Ceux qui ne font pas l’université se multiplient comme des lapins c’est ça qu’il veut dire, ou simplement qu’il faudrait stériliser les pauvres ? Bref, je bégaye. J’essaye de me justifier et lui m’explique qu’il a quatre enfants et qu’il savait les assumer lui et que mon attitude n’est pas responsable. Mais que « ma fille » (mon fils a les cheveux longs) est quand même très mignonne. Ça dure une dizaine de minutes, puis je me reprends et je lui dis froidement que je ne suis pas venue ici pour parler d’avortement ou de pilule du lendemain mais que j’ai une demande. Je n’ai plus vingt ans, je veux et j’exige qu’on nous respecte moi et mon fils, un minimum. Je redemande l’aide pour la crèche. J’explique que je n’avais pas le choix de déménager. Que les logements à Bruxelles sont chers, que je devais trouver vite quelque chose. Que je l’aie fait, sans rien demander au CPAS et que là, je suis en dernière année à l’université, que c’est pas grand-chose, prendre en charge une partie des frais de crèche et que pour moi ça change tout.
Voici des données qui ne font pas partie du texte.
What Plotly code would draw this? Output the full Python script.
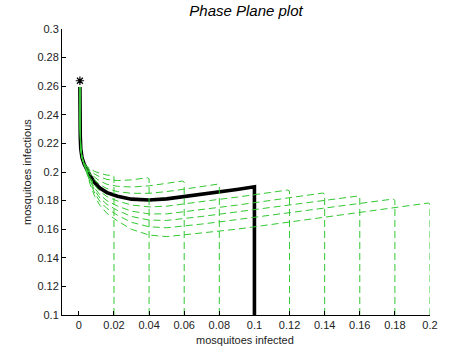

Là, il me demande combien de m² fait mon appartement. Je lui dis, c’est un petit deux chambres qui doit faire 60 m². Il est hors de lui. Je pouvais très bien trouver un 30 m² beaucoup moins cher ! Et qu’en plus je suis prétentieuse. « C’est pas de votre faute, mais c’est l’impression que vous me faites, vous ne m’avez pas convaincu. Vous croyez quoi ? que le CPAS c’est une banque ? Et vous voulez m’expliquer à moi président du CPAS comment les choses fonctionnent ? ». Il est vraiment hors de lui. Je lui demande de se calmer. Il m’attaque sur mon double cursus, il m’attaque sur tout ce qu’il peut. Ça dure encore un bon quart d’heure. J’essaye de garder la tête froide. Puis l’entretien se termine.

En partant, il jette un dernier regard sur mon fils et me lance en souriant «heureusement, elle est trop petite pour comprendre». J’ai fait quelques pas dehors puis j’ai vomi. Ce qu’il ne savait pas, c’est que je vais encore avoir un petit bébé d’ici le mois d’août. Un bébé surprise, pas prévu. Mais que je vais accueillir comme un cadeau. Je n’ai pas trouvé la force encore de le dire au CPAS. Et si cette fois-ci, ils «n’acceptaient» pas ? En cours d’histoire chinoise, la prof parlait de l’élitisme universitaire qui dérangeait les maoïstes. Puis elle a ajouté «quand on regarde une classe de dernière année dans notre faculté, on se rend compte que c’est une réalité à l’ULB. Les inégalités se reproduisent de génération en génération». Effectivement, je suis la seule étudiante boursière dans la classe. Et le nombre de mères célibataires au CPAS en master de philo et lettre, on ne doit pas être beaucoup. Et avec Borsus (a été ministre de l’Intégration Sociale du gouvernement Michel. Aujourd’hui il est ministre président de la Région Wallonne), ça ne va pas s’arranger madame.

Pour faire de la philo ou pour faire des enfants, faudra être né du bon côté de la barrière. Mes travaux sont bons, mais on sent que je manque de temps. Ben non, chers professeurs, je ne peux pas prendre plus de temps. Je n’en ai pas. Je gère seule mon budget, mon fils, ma grossesse. Comme beaucoup de personnes qui souffrent de l’injustice du système, je suis engagée pour aider ceux qui ont moins de chance que moi. Et puis je me bats avec le CPAS pour survivre et offrir un niveau de vie décent à mes enfants. Le temps de pouvoir finir et enfin travailler.

Mais pour pouvoir continuer dans le milieu universitaire, il faut avoir plus de temps, pour fournir un travail impeccable. La discrimination commence là aussi. Quand on doit courir à gauche et à droite pour avoir une aide par ci, une aide par là pour finir son mois, on n’est pas en train de travailler. Et puis regardez d’un œil distrait les scandales de corruption qui se répètent.

Qu’on m’explique ce qu’on fait avec deux cents milles € par an ? Qu’on m’explique pourquoi c’est moi qui profite honteusement du système alors que je n’avais qu’à avorter de mon petit garçon ? C’est vrai que je suis chanceuse. J’en ai bien conscience. Et pourtant j’ai un goût amer dans la bouche.